* AIM
Retype, exactly as they stand, the lines from the start of the data to the line that contains "14, 15, 16]", both ends included. Leave the pictures out.

* INFORMATION SHOWN
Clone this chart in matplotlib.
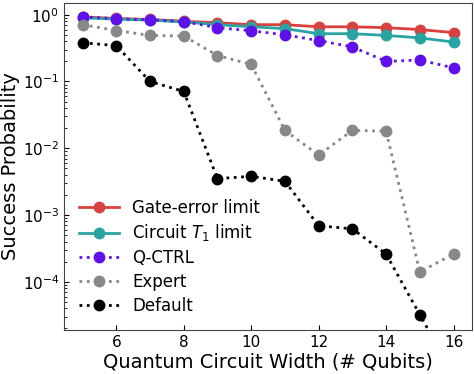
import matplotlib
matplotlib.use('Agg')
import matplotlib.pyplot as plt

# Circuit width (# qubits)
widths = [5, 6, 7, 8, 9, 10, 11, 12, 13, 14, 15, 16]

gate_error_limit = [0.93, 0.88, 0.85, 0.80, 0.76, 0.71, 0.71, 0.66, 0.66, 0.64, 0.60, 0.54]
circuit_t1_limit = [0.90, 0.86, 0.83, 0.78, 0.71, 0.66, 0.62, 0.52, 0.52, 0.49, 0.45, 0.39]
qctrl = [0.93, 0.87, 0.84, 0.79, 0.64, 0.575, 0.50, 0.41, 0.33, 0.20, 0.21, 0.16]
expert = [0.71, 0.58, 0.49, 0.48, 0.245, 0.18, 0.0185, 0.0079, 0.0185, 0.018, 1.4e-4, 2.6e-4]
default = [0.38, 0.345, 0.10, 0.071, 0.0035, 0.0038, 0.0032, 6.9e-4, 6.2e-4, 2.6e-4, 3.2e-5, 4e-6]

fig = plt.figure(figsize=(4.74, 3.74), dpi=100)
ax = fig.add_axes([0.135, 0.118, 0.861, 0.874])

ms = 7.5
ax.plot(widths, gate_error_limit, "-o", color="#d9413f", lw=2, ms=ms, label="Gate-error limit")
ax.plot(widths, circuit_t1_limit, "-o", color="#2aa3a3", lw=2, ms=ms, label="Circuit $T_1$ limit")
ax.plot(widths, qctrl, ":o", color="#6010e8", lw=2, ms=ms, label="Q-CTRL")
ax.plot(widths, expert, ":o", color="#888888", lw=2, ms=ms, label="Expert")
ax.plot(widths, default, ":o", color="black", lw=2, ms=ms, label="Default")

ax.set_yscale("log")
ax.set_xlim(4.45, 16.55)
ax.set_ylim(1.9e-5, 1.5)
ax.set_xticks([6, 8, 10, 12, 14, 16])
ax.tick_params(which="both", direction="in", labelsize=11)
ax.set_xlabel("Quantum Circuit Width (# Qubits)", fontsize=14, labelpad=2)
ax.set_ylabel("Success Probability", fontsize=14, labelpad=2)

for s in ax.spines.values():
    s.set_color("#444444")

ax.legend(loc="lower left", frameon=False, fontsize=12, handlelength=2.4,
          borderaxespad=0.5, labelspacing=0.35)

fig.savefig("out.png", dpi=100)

* CORRECT ANSWER
Clone this chart in matplotlib.
import matplotlib
matplotlib.use('Agg')
import matplotlib.pyplot as plt

# Circuit width (# qubits)
widths = [5, 6, 7, 8, 9, 10, 11, 12, 13, 14, 15, 16]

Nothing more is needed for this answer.